E completa: “os contratos temporários, juntamente com os contratos por tempo parcial, tiveram na Europa e nos Estados Unidos enorme avanço após a crise econômica de 2008 e hoje organismos internacionais e os próprios governos nacionais reconhecem que o fenômeno se revelou socialmente nocivo, tendo produzido um aumento vertiginoso da desigualdade econômica e social”.
Mas há outros aspectos negativos no projeto. Não apenas no texto em si, mas também em relação ao momento em que foi apresentado. Numa conjuntura de depressão econômica e desemprego galopante, que obriga os trabalhadores a fazerem uma disputa injusta e desigual com o capital, semelhante àquela que se faz da “adaga contra o pescoço” ou aquela clássica, em que a “raposa é colocada para tomar conta do galinheiro”.

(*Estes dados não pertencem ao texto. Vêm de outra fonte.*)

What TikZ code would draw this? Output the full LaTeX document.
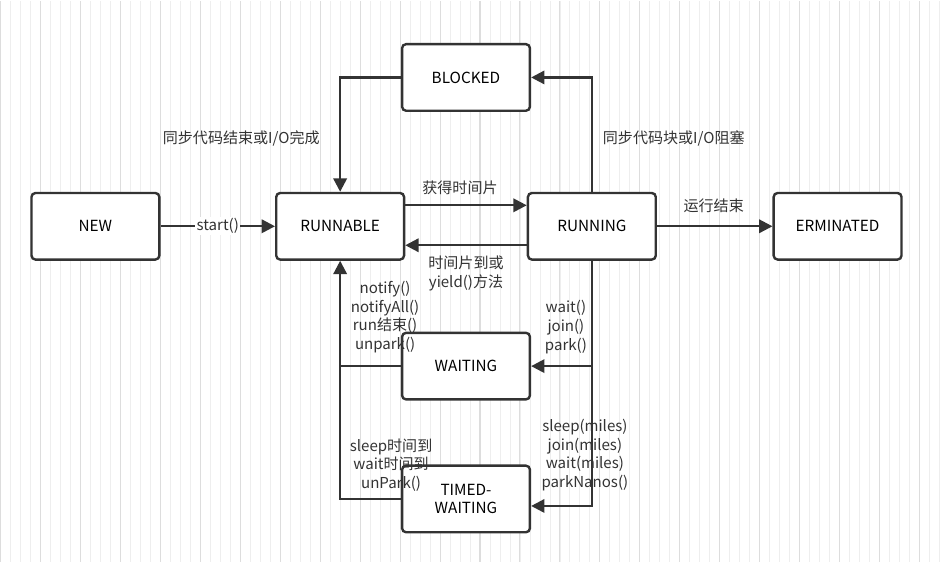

Dizer, por exemplo, como os empresários dizem, matreiramente, que a livre negociação entre patrões e empregados seria mais vantajosa que a legislação trabalhista é de uma desonestidade cretina!
Num momento como o que estamos vivendo, o trabalhador só tem desvantagens, porque as negociações são feitas sob ameaças que comprometem sua existência digna. Assim, para garantir o emprego, o trabalhador ou trabalhadora vai ter de abrir mão de direitos acessórios, porque se não abrir, perde o principal, o emprego!
Por isso, o “império da lei” é fundamental para o trabalhador, pois só a lei pode salvar o trabalhador da sanha pelo lucro incessante e a todo custo. Como diz o deputado Robinson Almeida (PT-BA), membro da comissão especial que discute o PL 6.787/16, “Nos conflitos entre capital e trabalho, o Estado, por meio das leis, deve garantir empregos decentes, como proclama a Organização Internacional do Trabalho (OIT).”
E acrescenta: “Por isso, a Constituição prevê acordo coletivo só para os casos de ampliação de direitos ou quando haja condições para soluções justas e equilibradas”, como determina o artigo 7º, inciso XXVI, da Constituição de 1988.
Assim, por tudo isto e mais alguma coisa, não há como não dizer que a reforma trabalhista é tão ruim quanto a previdenciária.
*Marcos Verlaine é jornalista, analista político e assessor parlamentar do Diap.